Monatlich lädt Eigner Dorfälteste und Nationalpark-Ranger zum Gespräch, er wolle Zukunftsperspektiven vermitteln. „Aber für die Menschen hier zählt die Gegenwart. Warum an eine Rente denken? Oder an den See von morgen? Ich werde eh keine 50 Jahre alt“, das sei die Haltung. Jobs, egal welcher Art, „sind das kostbarste materielle Gut in Malawi“. Wer in einer Lodge arbeitet, kann aufsteigen, kann Gärtner und Kellner werden, Englisch lernen, den Führerschein machen. Täglich bekomme er Briefe aus den Dörfern, erzählt Eigner: „Dear Manager...“

Der Cocktail zum Sonnenuntergang ist das wichtigste afrikanische Getränk. Jedenfalls für Urlauber. Dafür lässt man sich in den Lodges etwas einfallen. Am Malawisee werden bei einer Dhau-Cruise Segel gehisst. Wir nehmen auf bunten Leinenkissen Platz, das Holzboot fährt auf den roten, tiefstehenden Ball der Sonne zu. Justice serviert Gin and Tonic. Und beschert uns so einen wundervollen Afrika-Moment in Ruhe und Gelassenheit.

Die Lampen der Lodge flackern auf, und als wir zurücksegeln und uns auf das Dinner auf der Terrasse freuen, stoßen von den Ufern des Malawisees die Einbäume ab, Männer paddeln zur Arbeit. Wieder werden sich in der Nacht ihre Lichter als Gefunkel auf dem See ausbreiten.

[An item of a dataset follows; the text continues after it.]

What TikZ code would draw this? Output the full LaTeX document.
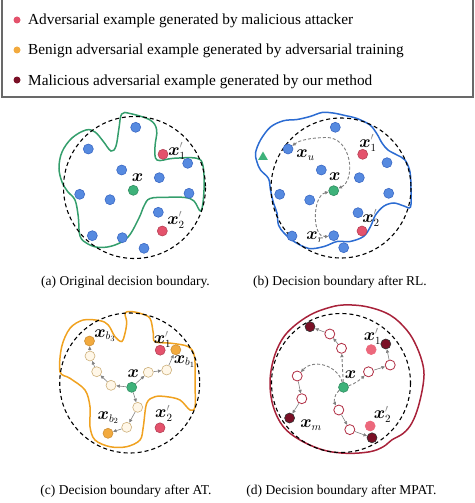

Moderate Temperaturen von Mai bis Oktober

REISEZEIT
Während des afrikanischen „Winters“ von Mai bis Oktober betragen die Temperaturen immer noch 14 bis 24 Grad. In den heißen Monaten von November bis April steigen die Temperaturen auf 19 bis 32 Grad. Die Wassertemperatur des Malawisees liegt ganzjährig bei angenehmen 25 Grad.

ANREISE
Mit Ethiopian Airlines von Frankfurt/Main über Addis Abeba nach Blantyre (Malawi) ab rund 1000 Euro.

ÜBERNACHTEN
Die Pumulani-Lodge, bestehend aus zehn Villen, wird von Robin-Pope-Safaris betrieben. Eine Übernachtung kostet ab 250 Euro pro Person mit Vollpension.

PAUSCHAL

Der Veranstalter Abendsonne Afrika hat verschiedene Malawi-Reisen im Programm. Eine zwölftägige individuelle Tour kostet ab 2649 Euro (exklusive internationaler Flug).